▶ **Exercise requirements**
Select every line containing the word "this" from the material, and copy those lines.

Records from a dataset:

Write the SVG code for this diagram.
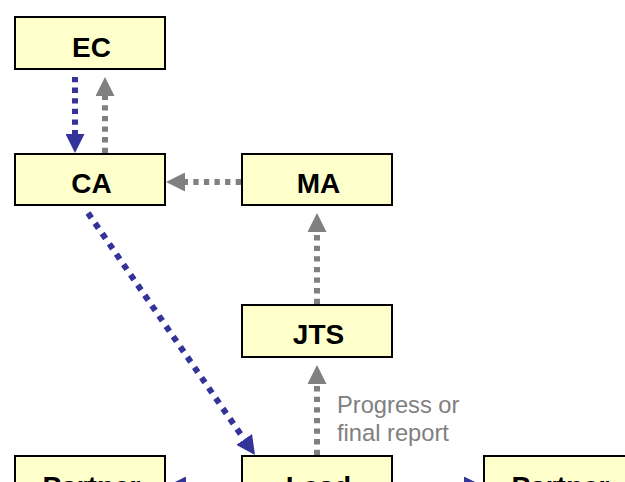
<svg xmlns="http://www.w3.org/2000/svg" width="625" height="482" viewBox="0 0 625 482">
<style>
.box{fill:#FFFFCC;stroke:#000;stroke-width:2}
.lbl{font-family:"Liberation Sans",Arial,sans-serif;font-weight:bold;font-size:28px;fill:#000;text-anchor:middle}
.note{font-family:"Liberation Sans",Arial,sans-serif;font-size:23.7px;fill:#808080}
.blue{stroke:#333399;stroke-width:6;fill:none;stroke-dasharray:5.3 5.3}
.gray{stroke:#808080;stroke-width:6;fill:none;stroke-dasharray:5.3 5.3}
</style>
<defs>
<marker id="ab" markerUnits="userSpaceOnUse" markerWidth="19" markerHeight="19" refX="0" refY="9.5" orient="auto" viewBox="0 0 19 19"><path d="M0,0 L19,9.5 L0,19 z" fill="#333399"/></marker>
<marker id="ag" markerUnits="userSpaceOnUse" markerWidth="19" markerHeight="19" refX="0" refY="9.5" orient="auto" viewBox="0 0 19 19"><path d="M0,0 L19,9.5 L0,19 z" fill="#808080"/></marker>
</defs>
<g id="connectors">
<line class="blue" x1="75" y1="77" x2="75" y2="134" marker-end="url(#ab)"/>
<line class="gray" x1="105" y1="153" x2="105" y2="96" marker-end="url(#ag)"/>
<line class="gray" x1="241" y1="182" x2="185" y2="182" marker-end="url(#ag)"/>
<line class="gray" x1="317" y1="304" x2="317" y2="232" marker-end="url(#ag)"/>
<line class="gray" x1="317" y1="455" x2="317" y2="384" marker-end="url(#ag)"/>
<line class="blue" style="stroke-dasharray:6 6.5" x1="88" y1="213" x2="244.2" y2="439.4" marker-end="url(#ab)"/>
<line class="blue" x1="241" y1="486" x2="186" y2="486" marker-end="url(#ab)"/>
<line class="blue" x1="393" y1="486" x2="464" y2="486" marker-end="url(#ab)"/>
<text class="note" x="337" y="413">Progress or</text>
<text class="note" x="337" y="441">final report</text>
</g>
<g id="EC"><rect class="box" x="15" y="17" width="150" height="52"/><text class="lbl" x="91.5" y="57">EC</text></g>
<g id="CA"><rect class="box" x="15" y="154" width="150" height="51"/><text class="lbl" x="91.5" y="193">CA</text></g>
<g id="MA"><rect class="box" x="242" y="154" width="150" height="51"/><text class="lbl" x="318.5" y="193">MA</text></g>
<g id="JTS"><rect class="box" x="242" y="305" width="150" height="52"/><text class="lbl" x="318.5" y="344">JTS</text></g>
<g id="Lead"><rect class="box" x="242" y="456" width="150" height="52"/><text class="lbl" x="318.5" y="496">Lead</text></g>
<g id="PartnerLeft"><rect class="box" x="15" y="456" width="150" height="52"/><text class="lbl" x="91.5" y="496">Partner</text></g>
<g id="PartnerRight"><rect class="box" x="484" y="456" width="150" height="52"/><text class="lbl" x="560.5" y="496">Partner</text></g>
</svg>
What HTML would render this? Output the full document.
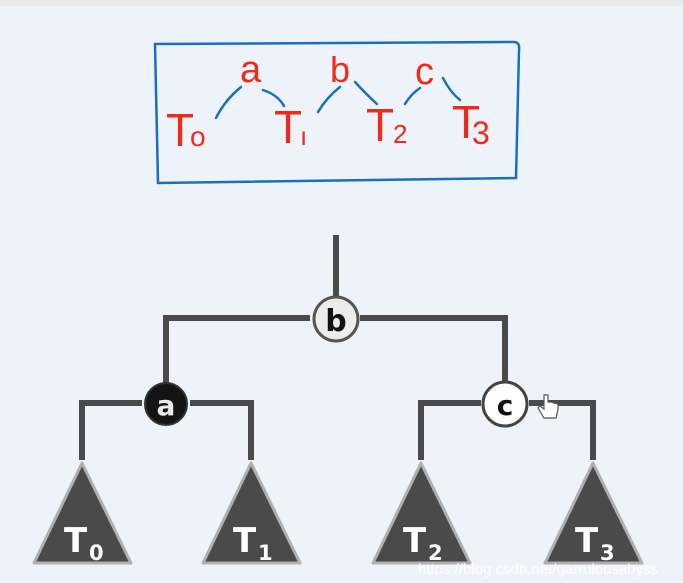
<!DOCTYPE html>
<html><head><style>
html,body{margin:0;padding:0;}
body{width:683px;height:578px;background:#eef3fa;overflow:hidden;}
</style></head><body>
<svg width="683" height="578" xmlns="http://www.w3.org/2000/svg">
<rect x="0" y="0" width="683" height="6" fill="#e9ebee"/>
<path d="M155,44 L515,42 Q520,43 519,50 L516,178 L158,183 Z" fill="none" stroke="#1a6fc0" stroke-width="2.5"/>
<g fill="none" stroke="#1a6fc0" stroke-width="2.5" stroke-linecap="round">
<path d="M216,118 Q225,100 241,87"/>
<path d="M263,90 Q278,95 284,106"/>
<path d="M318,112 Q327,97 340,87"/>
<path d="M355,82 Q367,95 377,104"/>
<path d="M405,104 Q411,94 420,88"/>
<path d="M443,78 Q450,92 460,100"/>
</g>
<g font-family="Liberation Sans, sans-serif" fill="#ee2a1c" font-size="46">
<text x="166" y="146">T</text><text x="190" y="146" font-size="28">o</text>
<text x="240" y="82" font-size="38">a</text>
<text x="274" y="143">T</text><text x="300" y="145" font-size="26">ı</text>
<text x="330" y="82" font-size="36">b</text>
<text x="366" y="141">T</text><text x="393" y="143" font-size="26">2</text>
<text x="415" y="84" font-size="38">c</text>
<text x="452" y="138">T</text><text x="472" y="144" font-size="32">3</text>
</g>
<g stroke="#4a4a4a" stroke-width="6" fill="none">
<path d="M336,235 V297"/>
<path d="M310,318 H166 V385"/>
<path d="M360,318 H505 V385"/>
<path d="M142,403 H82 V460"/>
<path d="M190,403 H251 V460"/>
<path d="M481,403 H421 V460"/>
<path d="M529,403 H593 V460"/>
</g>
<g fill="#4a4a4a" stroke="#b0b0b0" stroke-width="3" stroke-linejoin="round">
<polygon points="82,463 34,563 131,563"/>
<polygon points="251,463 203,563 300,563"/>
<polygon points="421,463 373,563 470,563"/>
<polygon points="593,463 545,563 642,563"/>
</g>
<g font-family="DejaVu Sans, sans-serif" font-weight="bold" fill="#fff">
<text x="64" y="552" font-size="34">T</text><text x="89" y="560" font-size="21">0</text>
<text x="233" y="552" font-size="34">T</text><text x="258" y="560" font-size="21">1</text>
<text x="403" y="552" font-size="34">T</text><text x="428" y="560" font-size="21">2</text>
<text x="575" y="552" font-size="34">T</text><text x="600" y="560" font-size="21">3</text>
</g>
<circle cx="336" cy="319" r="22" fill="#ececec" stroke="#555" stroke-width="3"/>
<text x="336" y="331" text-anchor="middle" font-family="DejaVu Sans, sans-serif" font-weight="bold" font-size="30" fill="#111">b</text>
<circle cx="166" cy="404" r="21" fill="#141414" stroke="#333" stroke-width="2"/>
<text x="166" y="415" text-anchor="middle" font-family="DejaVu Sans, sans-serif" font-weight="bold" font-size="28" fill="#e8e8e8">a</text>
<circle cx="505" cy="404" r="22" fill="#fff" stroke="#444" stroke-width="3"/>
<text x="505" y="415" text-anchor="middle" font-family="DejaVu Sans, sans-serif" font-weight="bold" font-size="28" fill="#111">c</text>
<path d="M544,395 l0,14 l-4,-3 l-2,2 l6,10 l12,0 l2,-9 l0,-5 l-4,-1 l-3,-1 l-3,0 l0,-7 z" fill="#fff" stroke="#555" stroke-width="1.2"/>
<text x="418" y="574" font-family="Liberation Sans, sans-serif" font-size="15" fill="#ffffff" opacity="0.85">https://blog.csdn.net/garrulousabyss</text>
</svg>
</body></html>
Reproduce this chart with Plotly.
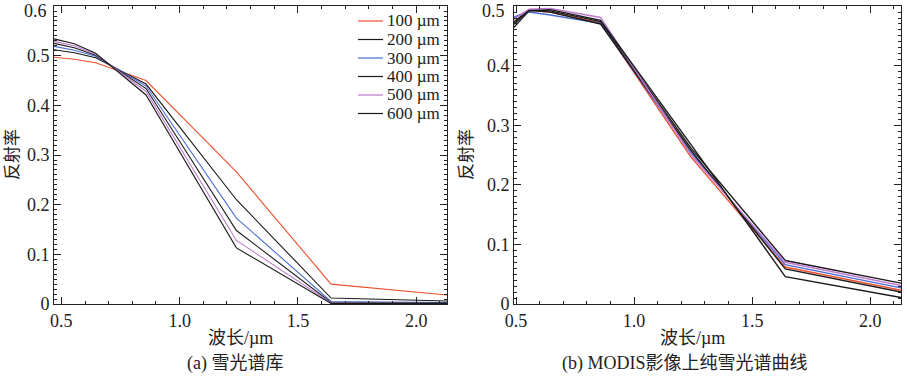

▶ **Exercise response**
Write the SVG code for this diagram.
What HTML would render this? Output the full document.
Reproduce this chart with Plotly.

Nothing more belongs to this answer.